Lines containing the word "page" should be extracted in full.
+++++
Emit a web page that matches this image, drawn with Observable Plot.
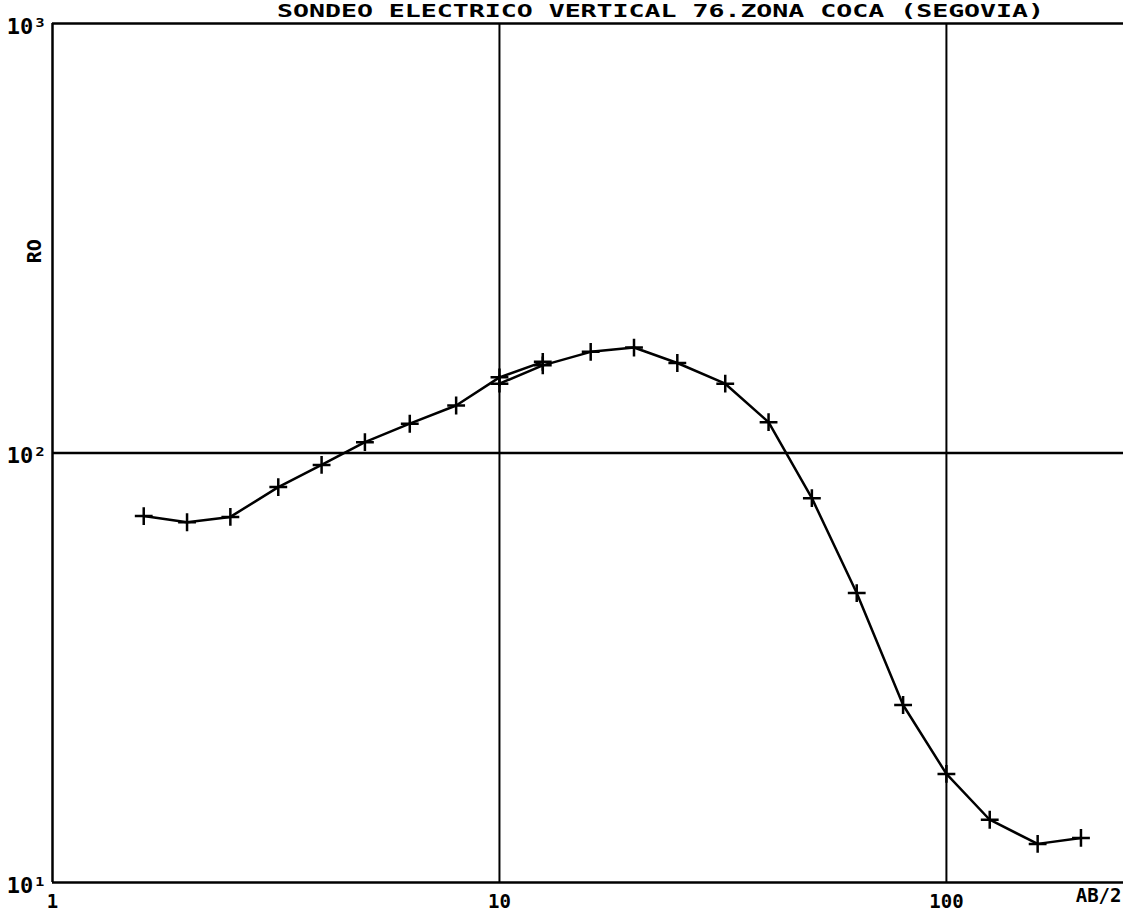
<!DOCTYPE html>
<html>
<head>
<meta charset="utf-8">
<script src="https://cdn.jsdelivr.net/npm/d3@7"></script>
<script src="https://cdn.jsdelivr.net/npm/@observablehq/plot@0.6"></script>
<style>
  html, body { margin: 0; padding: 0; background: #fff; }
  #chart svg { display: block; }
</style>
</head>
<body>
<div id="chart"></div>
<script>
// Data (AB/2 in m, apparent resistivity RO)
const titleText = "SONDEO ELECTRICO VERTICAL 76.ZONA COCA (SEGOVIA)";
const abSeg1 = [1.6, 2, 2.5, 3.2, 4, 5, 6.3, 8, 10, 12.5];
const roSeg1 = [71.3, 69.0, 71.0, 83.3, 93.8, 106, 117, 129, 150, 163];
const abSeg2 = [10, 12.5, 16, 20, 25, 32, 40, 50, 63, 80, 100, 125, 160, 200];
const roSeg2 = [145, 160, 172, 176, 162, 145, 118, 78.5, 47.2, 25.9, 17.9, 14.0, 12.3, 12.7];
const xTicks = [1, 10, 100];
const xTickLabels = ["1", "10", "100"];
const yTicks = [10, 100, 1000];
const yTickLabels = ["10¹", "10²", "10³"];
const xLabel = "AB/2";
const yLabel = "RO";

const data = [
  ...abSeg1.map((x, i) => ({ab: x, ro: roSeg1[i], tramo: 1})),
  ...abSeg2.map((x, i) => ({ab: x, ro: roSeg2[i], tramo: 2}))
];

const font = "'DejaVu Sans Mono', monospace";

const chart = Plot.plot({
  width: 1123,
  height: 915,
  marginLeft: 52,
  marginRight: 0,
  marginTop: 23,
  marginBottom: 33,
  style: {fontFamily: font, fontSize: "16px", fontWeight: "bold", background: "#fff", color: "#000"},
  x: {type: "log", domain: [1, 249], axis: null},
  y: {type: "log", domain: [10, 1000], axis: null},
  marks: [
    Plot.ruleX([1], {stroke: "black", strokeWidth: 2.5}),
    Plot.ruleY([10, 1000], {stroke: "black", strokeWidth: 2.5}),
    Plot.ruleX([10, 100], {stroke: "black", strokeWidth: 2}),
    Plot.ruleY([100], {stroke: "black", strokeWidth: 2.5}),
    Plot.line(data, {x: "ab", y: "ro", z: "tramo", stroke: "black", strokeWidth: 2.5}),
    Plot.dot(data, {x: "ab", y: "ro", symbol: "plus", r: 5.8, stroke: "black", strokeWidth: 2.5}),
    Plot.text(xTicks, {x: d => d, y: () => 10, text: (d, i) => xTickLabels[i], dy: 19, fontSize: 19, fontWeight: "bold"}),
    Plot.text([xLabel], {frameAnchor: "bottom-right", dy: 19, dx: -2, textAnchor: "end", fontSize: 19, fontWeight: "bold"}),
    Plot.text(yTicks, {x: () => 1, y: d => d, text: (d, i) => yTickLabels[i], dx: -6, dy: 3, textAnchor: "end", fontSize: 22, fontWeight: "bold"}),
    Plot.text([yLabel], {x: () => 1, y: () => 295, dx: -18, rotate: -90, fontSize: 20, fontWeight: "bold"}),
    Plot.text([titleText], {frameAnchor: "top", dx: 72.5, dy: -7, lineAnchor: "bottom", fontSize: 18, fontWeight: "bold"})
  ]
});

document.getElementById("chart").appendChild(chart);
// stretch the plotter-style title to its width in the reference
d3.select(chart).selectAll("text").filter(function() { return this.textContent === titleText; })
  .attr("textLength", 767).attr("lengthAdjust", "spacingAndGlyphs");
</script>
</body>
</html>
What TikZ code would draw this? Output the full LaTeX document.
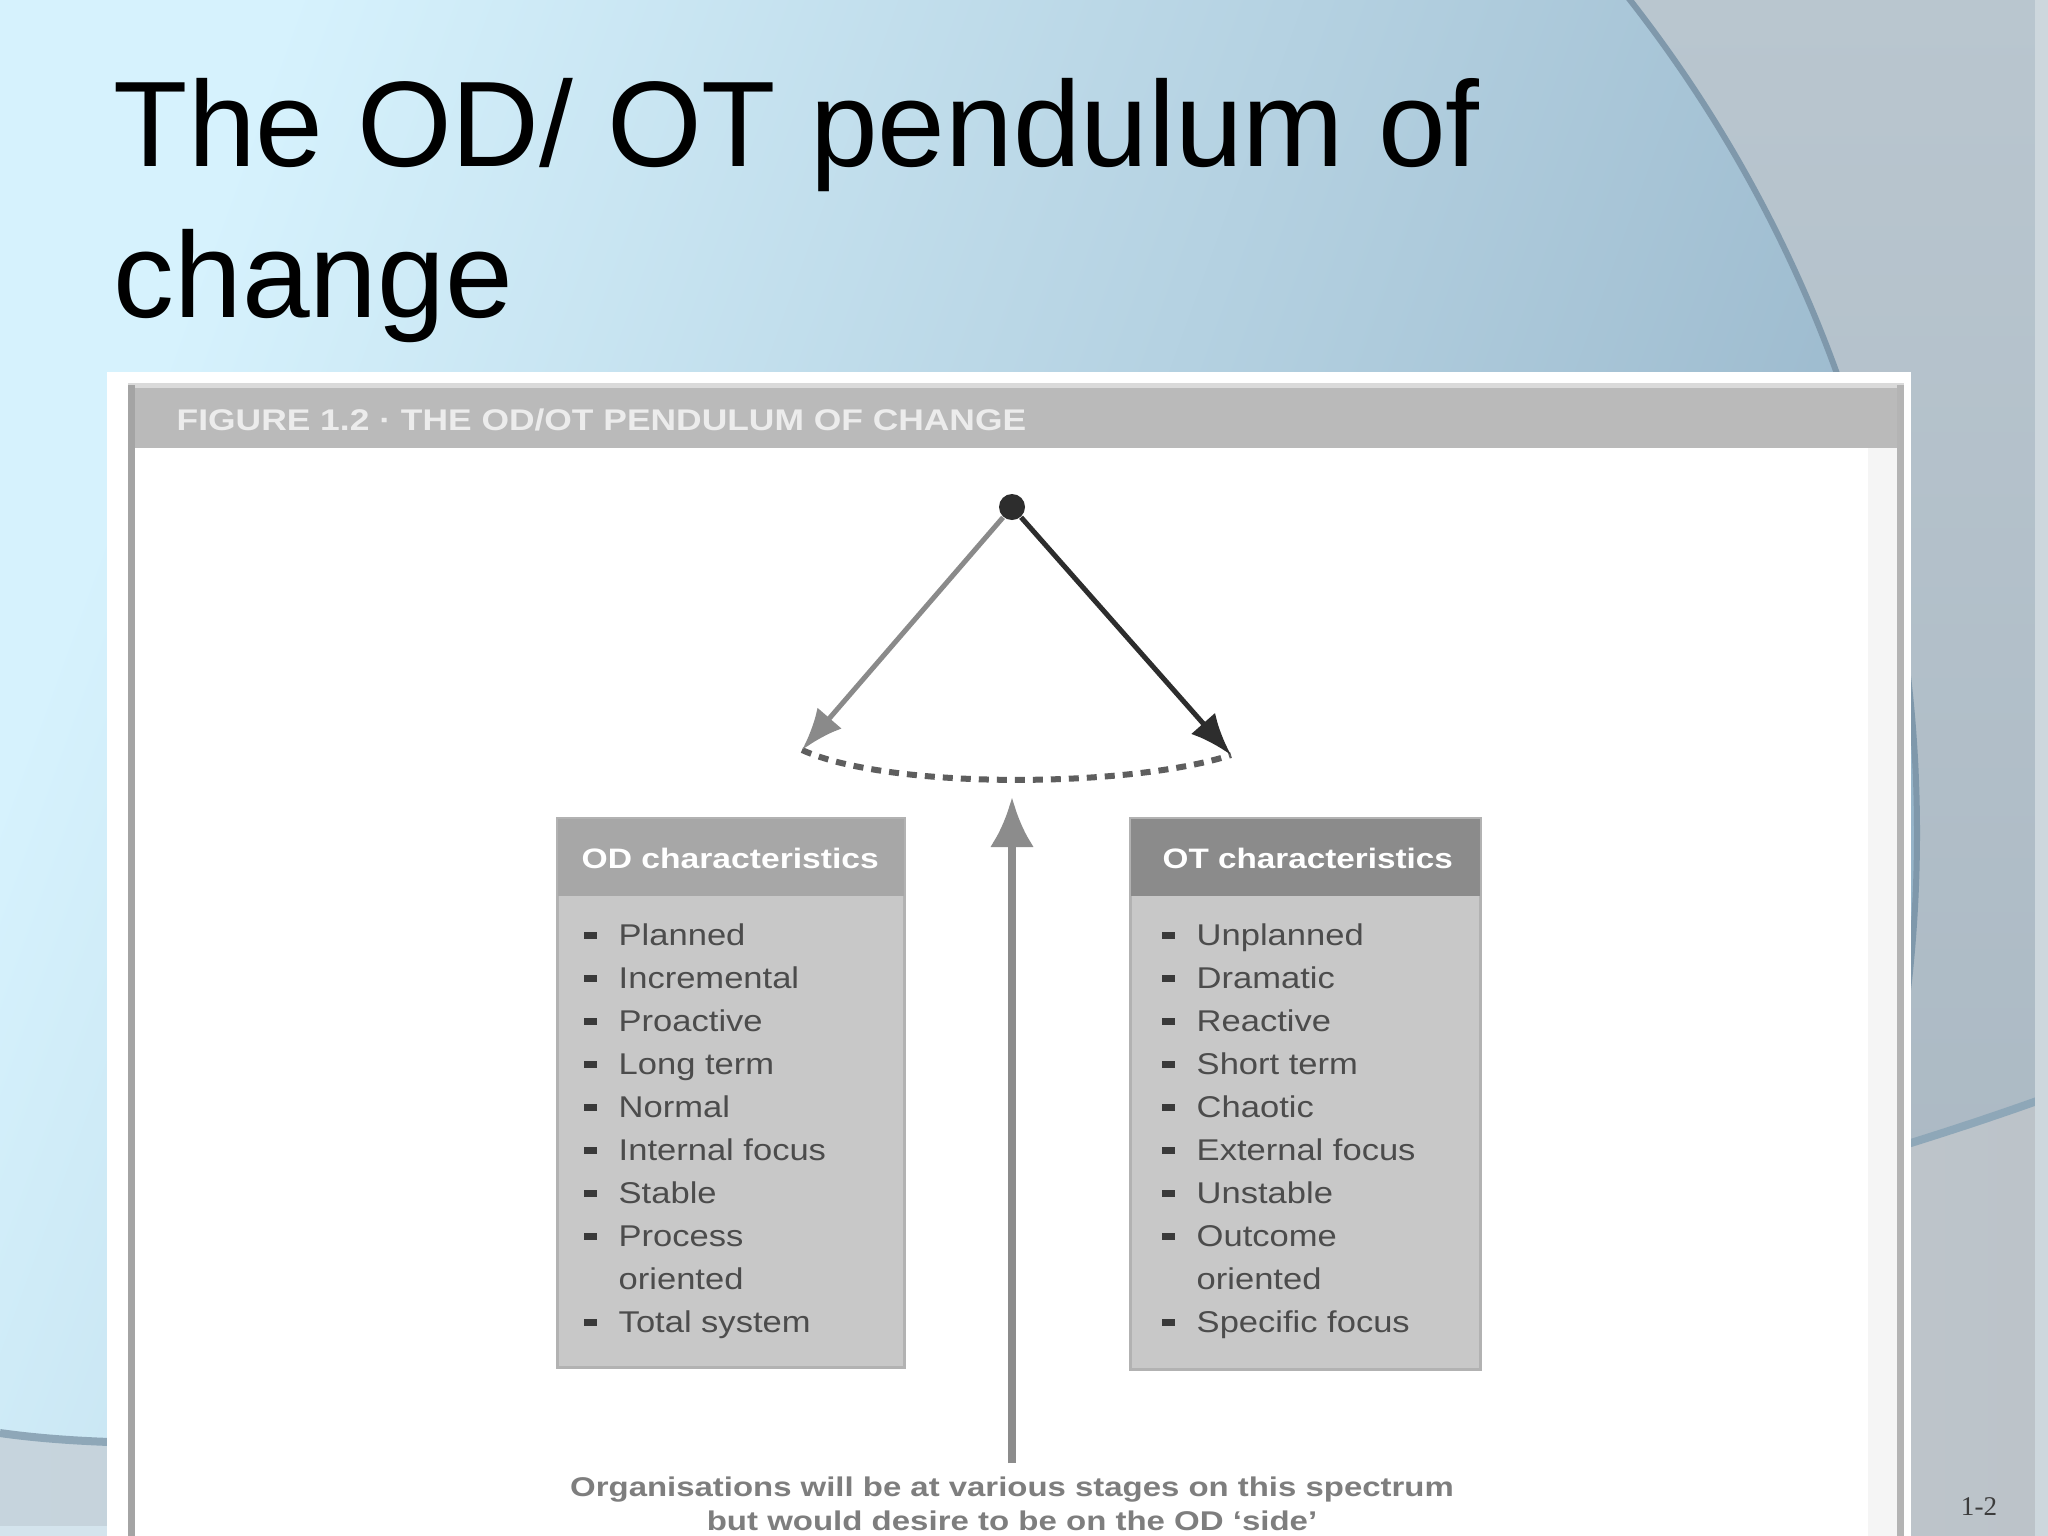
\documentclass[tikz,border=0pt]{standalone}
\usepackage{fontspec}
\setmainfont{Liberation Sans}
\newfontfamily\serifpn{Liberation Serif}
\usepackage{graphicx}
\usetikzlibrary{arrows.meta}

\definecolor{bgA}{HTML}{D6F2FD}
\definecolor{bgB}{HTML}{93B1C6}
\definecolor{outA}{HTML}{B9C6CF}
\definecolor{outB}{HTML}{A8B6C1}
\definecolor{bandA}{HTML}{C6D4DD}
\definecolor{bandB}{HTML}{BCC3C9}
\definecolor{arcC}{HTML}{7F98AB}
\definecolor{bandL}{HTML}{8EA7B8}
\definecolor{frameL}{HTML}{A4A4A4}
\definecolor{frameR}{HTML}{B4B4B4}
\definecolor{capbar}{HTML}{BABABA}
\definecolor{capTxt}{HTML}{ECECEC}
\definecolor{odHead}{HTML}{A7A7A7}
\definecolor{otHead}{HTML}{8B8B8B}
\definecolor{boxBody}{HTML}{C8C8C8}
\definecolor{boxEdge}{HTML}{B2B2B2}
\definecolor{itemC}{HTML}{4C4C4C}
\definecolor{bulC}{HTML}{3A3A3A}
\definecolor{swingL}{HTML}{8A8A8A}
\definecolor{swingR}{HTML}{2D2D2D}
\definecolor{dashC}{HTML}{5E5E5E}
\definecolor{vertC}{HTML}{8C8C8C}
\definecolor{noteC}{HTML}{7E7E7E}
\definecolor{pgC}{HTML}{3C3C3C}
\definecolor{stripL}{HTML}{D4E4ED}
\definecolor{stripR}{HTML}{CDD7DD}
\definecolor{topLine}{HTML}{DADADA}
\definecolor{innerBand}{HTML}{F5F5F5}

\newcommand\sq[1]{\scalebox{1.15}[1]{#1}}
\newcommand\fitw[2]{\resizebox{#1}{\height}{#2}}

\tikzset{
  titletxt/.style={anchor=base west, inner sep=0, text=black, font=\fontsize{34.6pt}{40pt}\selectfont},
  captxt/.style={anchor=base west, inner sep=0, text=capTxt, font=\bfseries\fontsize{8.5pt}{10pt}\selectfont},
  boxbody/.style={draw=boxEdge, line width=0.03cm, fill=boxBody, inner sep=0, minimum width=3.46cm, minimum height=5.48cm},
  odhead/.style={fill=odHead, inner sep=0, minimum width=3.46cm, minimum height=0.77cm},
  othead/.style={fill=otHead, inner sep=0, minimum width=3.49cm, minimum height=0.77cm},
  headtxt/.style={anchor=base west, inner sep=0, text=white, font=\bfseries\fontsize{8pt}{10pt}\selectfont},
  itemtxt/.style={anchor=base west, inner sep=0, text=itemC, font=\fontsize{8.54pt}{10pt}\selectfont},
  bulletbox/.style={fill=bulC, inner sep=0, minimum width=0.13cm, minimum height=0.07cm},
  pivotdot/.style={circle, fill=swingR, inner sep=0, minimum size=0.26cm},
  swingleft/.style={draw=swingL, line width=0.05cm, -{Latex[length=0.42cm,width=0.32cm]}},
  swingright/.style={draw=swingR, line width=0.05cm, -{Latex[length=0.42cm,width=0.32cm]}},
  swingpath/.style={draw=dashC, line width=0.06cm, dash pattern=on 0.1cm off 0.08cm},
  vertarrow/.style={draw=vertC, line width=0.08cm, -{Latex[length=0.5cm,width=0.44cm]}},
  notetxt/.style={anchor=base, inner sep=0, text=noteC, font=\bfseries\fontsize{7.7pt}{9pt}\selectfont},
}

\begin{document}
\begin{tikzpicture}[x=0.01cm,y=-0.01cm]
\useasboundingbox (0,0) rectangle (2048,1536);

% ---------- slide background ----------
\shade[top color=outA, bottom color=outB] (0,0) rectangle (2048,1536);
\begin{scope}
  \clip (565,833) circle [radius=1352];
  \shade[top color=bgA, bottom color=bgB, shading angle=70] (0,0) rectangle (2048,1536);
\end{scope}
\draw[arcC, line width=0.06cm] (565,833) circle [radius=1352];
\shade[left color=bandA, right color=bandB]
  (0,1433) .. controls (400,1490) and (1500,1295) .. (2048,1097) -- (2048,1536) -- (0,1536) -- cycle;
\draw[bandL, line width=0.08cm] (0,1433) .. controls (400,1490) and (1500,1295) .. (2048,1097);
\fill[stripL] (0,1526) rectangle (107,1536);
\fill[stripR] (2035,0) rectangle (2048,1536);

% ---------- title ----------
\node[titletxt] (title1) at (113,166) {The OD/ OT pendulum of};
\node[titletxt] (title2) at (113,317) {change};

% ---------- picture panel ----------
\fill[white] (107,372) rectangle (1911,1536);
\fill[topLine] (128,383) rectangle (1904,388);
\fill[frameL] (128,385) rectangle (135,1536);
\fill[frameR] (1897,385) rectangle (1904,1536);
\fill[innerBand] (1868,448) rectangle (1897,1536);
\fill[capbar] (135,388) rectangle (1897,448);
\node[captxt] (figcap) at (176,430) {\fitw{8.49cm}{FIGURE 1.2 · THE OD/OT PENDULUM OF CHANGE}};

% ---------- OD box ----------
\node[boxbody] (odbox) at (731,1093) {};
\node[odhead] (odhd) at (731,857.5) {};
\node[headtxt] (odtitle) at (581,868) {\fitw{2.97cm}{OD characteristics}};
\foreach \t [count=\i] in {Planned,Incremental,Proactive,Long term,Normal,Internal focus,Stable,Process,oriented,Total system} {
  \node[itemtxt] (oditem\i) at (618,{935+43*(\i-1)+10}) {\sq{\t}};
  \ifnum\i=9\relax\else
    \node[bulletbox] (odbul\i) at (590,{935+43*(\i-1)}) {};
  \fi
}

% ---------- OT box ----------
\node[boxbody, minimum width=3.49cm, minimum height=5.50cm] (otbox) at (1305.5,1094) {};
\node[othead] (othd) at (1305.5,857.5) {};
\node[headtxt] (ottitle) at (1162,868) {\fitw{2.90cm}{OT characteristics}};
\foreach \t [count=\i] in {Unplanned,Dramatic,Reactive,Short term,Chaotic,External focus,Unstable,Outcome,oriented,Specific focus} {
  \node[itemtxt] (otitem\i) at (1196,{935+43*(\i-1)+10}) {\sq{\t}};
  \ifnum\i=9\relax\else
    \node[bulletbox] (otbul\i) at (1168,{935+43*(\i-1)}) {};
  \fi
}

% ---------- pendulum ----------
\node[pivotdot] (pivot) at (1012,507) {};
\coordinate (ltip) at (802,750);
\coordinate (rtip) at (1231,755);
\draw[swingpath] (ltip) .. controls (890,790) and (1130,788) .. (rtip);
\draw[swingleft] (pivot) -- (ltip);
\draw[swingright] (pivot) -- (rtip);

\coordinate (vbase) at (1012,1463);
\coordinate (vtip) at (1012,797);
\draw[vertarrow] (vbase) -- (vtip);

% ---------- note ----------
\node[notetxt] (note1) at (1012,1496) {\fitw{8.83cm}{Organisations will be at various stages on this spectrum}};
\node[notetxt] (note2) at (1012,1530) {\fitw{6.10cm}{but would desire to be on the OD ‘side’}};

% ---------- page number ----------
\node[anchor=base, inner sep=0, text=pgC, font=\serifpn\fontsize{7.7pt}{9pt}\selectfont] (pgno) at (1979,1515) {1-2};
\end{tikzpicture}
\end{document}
+++++
▶ [Solved problem]
Emit a web page that matches this image, drawn with Observable Plot.
% ---------- page number ----------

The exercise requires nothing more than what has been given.